Problem details:
Reproduce, word for word, the span of lines starting at the line holding "Output the LaTeX" and ending at the line holding "(0,0) rectangle (728,416);". Omit every picture.

Supplied material:
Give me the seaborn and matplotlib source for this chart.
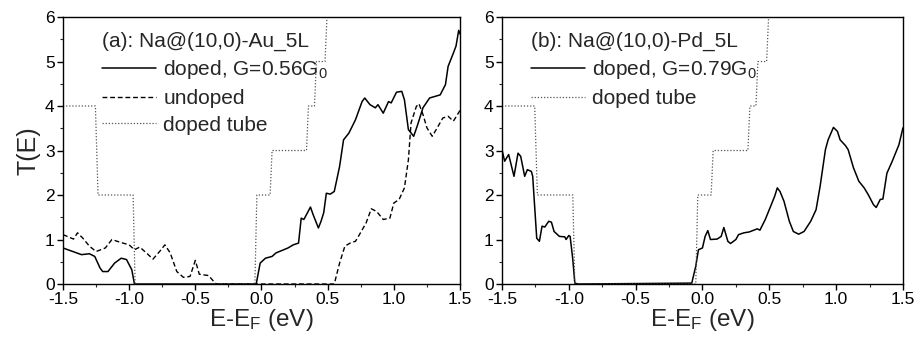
import numpy as np
import matplotlib
matplotlib.use("Agg")
import matplotlib.pyplot as plt
import seaborn as sns
from matplotlib.ticker import MultipleLocator

# --- data ---
# (a) Na@(10,0)-Au_5L, doped
au_doped_x = [-1.50, -1.36, -1.30, -1.26, -1.22, -1.20, -1.16, -1.11, -1.06, -1.02, -0.98, -0.96,
              -0.04, -0.01, 0.03, 0.08, 0.11, 0.16, 0.20, 0.24, 0.28, 0.30, 0.32, 0.34, 0.37, 0.39,
              0.43, 0.45, 0.47, 0.49, 0.52, 0.55, 0.59, 0.62, 0.66, 0.71, 0.76, 0.78, 0.82, 0.86,
              0.88, 0.92, 0.96, 0.98, 1.02, 1.06, 1.08, 1.11, 1.15, 1.18, 1.22, 1.27, 1.35, 1.39,
              1.41, 1.45, 1.47, 1.49, 1.50]
au_doped_y = [0.81, 0.66, 0.68, 0.62, 0.36, 0.28, 0.28, 0.47, 0.58, 0.55, 0.32, 0.00,
              0.00, 0.47, 0.58, 0.62, 0.70, 0.76, 0.81, 0.88, 0.92, 1.48, 1.45, 1.56, 1.73, 1.56,
              1.26, 1.41, 1.60, 2.04, 2.02, 2.08, 2.64, 3.24, 3.39, 3.69, 4.10, 4.18, 4.03, 3.96,
              4.03, 3.84, 4.10, 4.07, 4.31, 4.33, 4.14, 3.47, 3.32, 3.58, 3.96, 4.18, 4.25, 4.48,
              4.89, 5.19, 5.35, 5.70, 5.62]

# (a) undoped
au_undoped_x = [-1.50, -1.46, -1.42, -1.39, -1.35, -1.30, -1.25, -1.18, -1.13, -1.07, -1.00, -0.96,
                -0.92, -0.87, -0.82, -0.77, -0.73, -0.69, -0.64, -0.59, -0.54, -0.50, -0.47, -0.40,
                -0.35, -0.34, 0.55, 0.59, 0.63, 0.67, 0.71, 0.74, 0.79, 0.83, 0.87, 0.92, 0.97,
                1.00, 1.04, 1.08, 1.11, 1.13, 1.17, 1.19, 1.22, 1.25, 1.29, 1.32, 1.37, 1.41,
                1.45, 1.50]
au_undoped_y = [1.11, 1.06, 1.01, 1.15, 1.03, 0.85, 0.73, 0.81, 1.00, 0.94, 0.88, 0.77,
                0.83, 0.70, 0.56, 0.73, 0.88, 0.70, 0.28, 0.15, 0.17, 0.53, 0.22, 0.19,
                0.02, 0.00, 0.00, 0.47, 0.85, 0.92, 0.96, 1.11, 1.37, 1.69, 1.63, 1.45, 1.48,
                1.82, 1.90, 2.16, 2.79, 3.62, 3.99, 4.05, 3.81, 3.51, 3.32, 3.47, 3.73, 3.77,
                3.66, 3.90]

# doped tube (same in both panels)
tube_x = [-1.50, -1.255, -1.235, -0.97, -0.955, -0.05, -0.035, 0.065, 0.08, 0.34, 0.355,
          0.40, 0.415, 0.48, 0.495, 0.51]
tube_y = [4.0, 4.0, 2.0, 2.0, 0.0, 0.0, 2.0, 2.0, 3.0, 3.0, 4.0,
          4.0, 5.0, 5.0, 6.0, 6.5]

# (b) Na@(10,0)-Pd_5L, doped
pd_doped_x = [-1.50, -1.48, -1.45, -1.41, -1.38, -1.36, -1.33, -1.31, -1.28, -1.27, -1.24, -1.22,
              -1.20, -1.18, -1.15, -1.13, -1.11, -1.07, -1.03, -1.02, -1.00, -0.99, -0.97, -0.955,
              -0.93, -0.08, -0.05, -0.03, 0.00, 0.02, 0.04, 0.06, 0.11, 0.14, 0.16, 0.19, 0.21,
              0.25, 0.27, 0.31, 0.35, 0.41, 0.43, 0.47, 0.52, 0.54, 0.56, 0.58, 0.61, 0.65,
              0.68, 0.72, 0.76, 0.81, 0.85, 0.88, 0.92, 0.94, 0.98, 1.01, 1.03, 1.07, 1.09,
              1.13, 1.17, 1.21, 1.24, 1.28, 1.30, 1.33, 1.35, 1.38, 1.42, 1.47, 1.50]
pd_doped_y = [3.02, 2.76, 2.91, 2.42, 2.94, 2.87, 2.42, 2.57, 2.53, 2.42, 1.03, 0.96,
              1.30, 1.28, 1.41, 1.39, 1.18, 1.07, 1.06, 1.00, 1.09, 1.07, 0.55, 0.02,
              0.00, 0.02, 0.40, 0.77, 0.81, 1.07, 1.20, 1.00, 1.01, 1.07, 1.27, 0.96, 0.91,
              1.00, 1.11, 1.15, 1.17, 1.24, 1.21, 1.45, 1.82, 1.97, 2.16, 2.08, 1.86, 1.41,
              1.18, 1.12, 1.18, 1.41, 1.67, 2.19, 3.02, 3.24, 3.52, 3.43, 3.24, 3.11, 3.02,
              2.61, 2.31, 2.16, 2.01, 1.78, 1.72, 1.90, 1.91, 2.49, 2.76, 3.13, 3.51]

panel_titles = ["(a): Na@(10,0)-Au_5L", "(b): Na@(10,0)-Pd_5L"]
x_ticks = [-1.5, -1.0, -0.5, 0.0, 0.5, 1.0, 1.5]

# --- style ---
sns.set_theme(style="ticks")
plt.rcParams["font.family"] = ["Liberation Sans", "DejaVu Sans"]
plt.rcParams["mathtext.default"] = "regular"
plt.rcParams["axes.linewidth"] = 1.0

fig = plt.figure(figsize=(9.18, 3.39), dpi=100)
ax_a = fig.add_axes([0.0686, 0.1622, 0.4325, 0.7876])
ax_b = fig.add_axes([0.5468, 0.1622, 0.4368, 0.7876])

# --- panel (a) ---
sns.lineplot(x=au_doped_x, y=au_doped_y, ax=ax_a, sort=False, estimator=None,
             color="black", linewidth=1.1, label="doped, G=0.56G$_0$")
sns.lineplot(x=au_undoped_x, y=au_undoped_y, ax=ax_a, sort=False, estimator=None,
             color="black", linewidth=1.0, linestyle=(0, (3.5, 2)), label="undoped")
sns.lineplot(x=tube_x, y=tube_y, ax=ax_a, sort=False, estimator=None,
             color="#555555", linewidth=0.9, linestyle=(0, (1, 1.5)), label="doped tube")

# --- panel (b) ---
sns.lineplot(x=pd_doped_x, y=pd_doped_y, ax=ax_b, sort=False, estimator=None,
             color="black", linewidth=1.1, label="doped, G=0.79G$_0$")
sns.lineplot(x=tube_x, y=tube_y, ax=ax_b, sort=False, estimator=None,
             color="#555555", linewidth=0.9, linestyle=(0, (1, 1.5)), label="doped tube")

legend_x = [0.098, 0.072]
for ax, title, lx in zip([ax_a, ax_b], panel_titles, legend_x):
    ax.set_xlim(-1.5, 1.5)
    ax.set_ylim(0, 6)
    ax.yaxis.set_major_locator(MultipleLocator(1))
    ax.yaxis.set_minor_locator(MultipleLocator(0.5))
    ax.set_xticks(x_ticks)
    ax.set_xticklabels([f"{v:.1f}" for v in x_ticks])
    ax.xaxis.set_minor_locator(MultipleLocator(0.25))
    ax.tick_params(which="major", direction="out", length=4.5, width=1, labelsize=12.5,
                   colors="black", top=False, right=False)
    ax.tick_params(axis="x", which="major", pad=1.5)
    ax.tick_params(axis="y", which="major", pad=1.5)
    ax.tick_params(which="minor", direction="out", length=2.5, width=0.8, top=False, right=False)
    for side in ["top", "right", "left", "bottom"]:
        ax.spines[side].set_visible(True)
        ax.spines[side].set_color("black")
    ax.set_xlabel("E-E$_F$ (eV)", fontsize=17.5, labelpad=0)
    leg = ax.legend(title=title, loc="upper left", bbox_to_anchor=(lx, 0.945),
                    frameon=False, fontsize=15, title_fontsize=15, alignment="left",
                    handlelength=2.6, handletextpad=0.35, labelspacing=0.38,
                    borderpad=0, borderaxespad=0)
    leg._legend_box.sep = 5

ax_a.set_ylabel("T(E)", fontsize=18, labelpad=3)
ax_b.set_ylabel("")

fig.savefig("out.png", dpi=100)
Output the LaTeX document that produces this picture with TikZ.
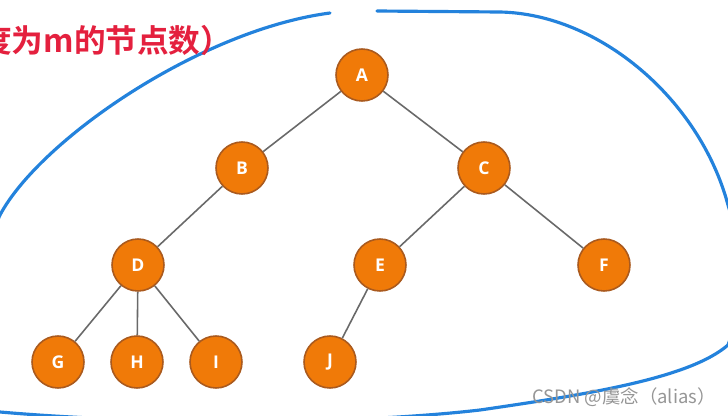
\documentclass[tikz,border=0pt]{standalone}
\usepackage{fontspec}
\setsansfont{Open Sans}
\newfontfamily\cjk{Noto Sans CJK SC}
\newfontfamily\cjkbold{Noto Sans CJK SC Bold}
\definecolor{knotfill}{RGB}{240,122,8}
\definecolor{knotline}{RGB}{170,90,30}
\definecolor{branchgray}{RGB}{105,105,105}
\definecolor{loopblue}{RGB}{35,130,220}
\definecolor{titlered}{RGB}{228,32,62}
\definecolor{markgray}{RGB}{150,150,150}
\tikzset{
  knot/.style={circle,fill=knotfill,draw=knotline,line width=0.9pt,minimum size=1.04cm,inner sep=0pt,
    text=white,font=\sffamily\bfseries\fontsize{10}{12}\selectfont},
  branch/.style={draw=branchgray,line width=0.9pt}
}
\begin{document}
\begin{tikzpicture}[x=0.02cm,y=-0.02cm]
\useasboundingbox[fill=white] (0,0) rectangle (728,416);

\draw[loopblue,line width=1.8pt,line cap=round] (377,11) -- (500,12)
  .. controls (600,14) and (700,100) .. (728,205)
  .. controls (745,260) and (745,300) .. (728,345)
  .. controls (690,378) and (590,394) .. (480,410)
  .. controls (350,425) and (150,425) .. (0,412)
  .. controls (-40,400) and (-30,280) .. (0,215)
  .. controls (40,140) and (200,30) .. (330,13);

\node[anchor=west,inner sep=0pt,text=titlered,font=\cjkbold\fontsize{18}{21}\selectfont] (title) at (-20,40) {度为m的节点数）};

\node[knot] (a) at (362,75) {A};
\node[knot] (b) at (242,168) {B};
\node[knot] (c) at (484,168) {C};
\node[knot] (d) at (138,265) {D};
\node[knot] (e) at (380,265) {E};
\node[knot] (f) at (604,265) {F};
\node[knot] (g) at (58,362) {G};
\node[knot] (h) at (137,362) {H};
\node[knot] (i) at (216,362) {I};
\node[knot] (j) at (330,362) {J};

\draw[branch] (a) -- (b);
\draw[branch] (a) -- (c);
\draw[branch] (b) -- (d);
\draw[branch] (c) -- (e);
\draw[branch] (c) -- (f);
\draw[branch] (d) -- (g);
\draw[branch] (d) -- (h);
\draw[branch] (d) -- (i);
\draw[branch] (e) -- (j);

\node[anchor=east,inner sep=0pt,text=markgray,font=\cjk\fontsize{10.5}{12}\selectfont] (mark) at (716,397) {CSDN @虞念（alias）};
\end{tikzpicture}
\end{document}
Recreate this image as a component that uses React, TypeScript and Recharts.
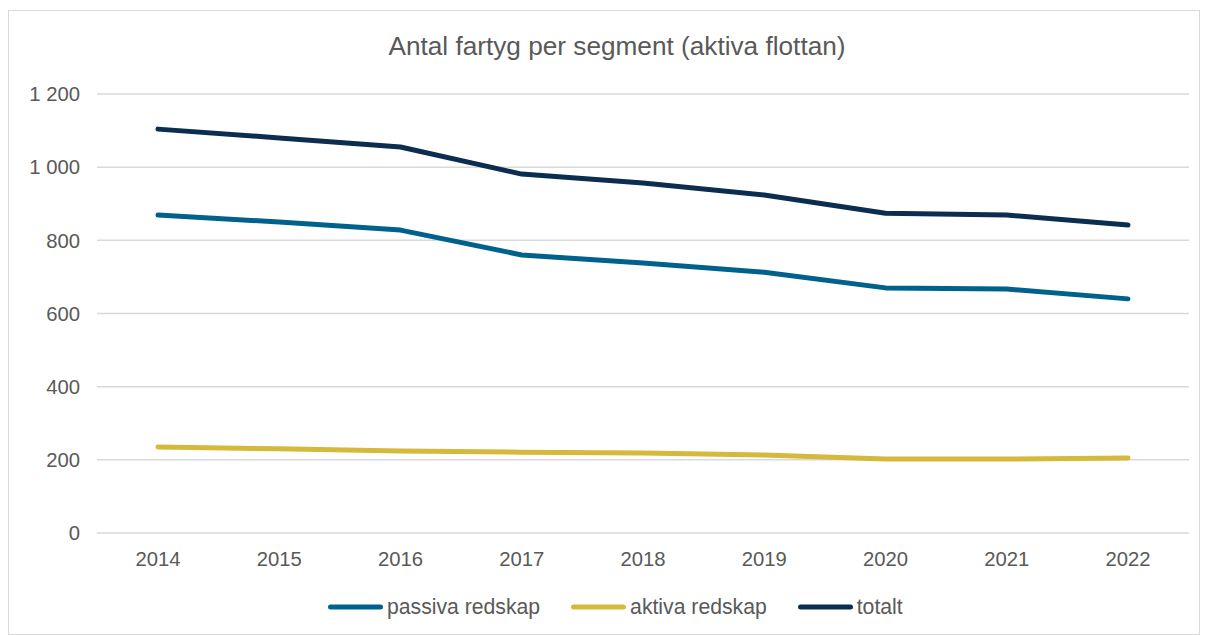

Result for this exercise:
Output the LaTeX document that produces this picture with TikZ.
\documentclass[tikz,border=0pt]{standalone}
\usepackage{fontspec}
\setsansfont{Open Sans}
\newfontfamily\cjk{Noto Sans CJK SC}
\newfontfamily\cjkbold{Noto Sans CJK SC Bold}
\definecolor{knotfill}{RGB}{240,122,8}
\definecolor{knotline}{RGB}{170,90,30}
\definecolor{branchgray}{RGB}{105,105,105}
\definecolor{loopblue}{RGB}{35,130,220}
\definecolor{titlered}{RGB}{228,32,62}
\definecolor{markgray}{RGB}{150,150,150}
\tikzset{
  knot/.style={circle,fill=knotfill,draw=knotline,line width=0.9pt,minimum size=1.04cm,inner sep=0pt,
    text=white,font=\sffamily\bfseries\fontsize{10}{12}\selectfont},
  branch/.style={draw=branchgray,line width=0.9pt}
}
\begin{document}
\begin{tikzpicture}[x=0.02cm,y=-0.02cm]
\useasboundingbox[fill=white] (0,0) rectangle (728,416);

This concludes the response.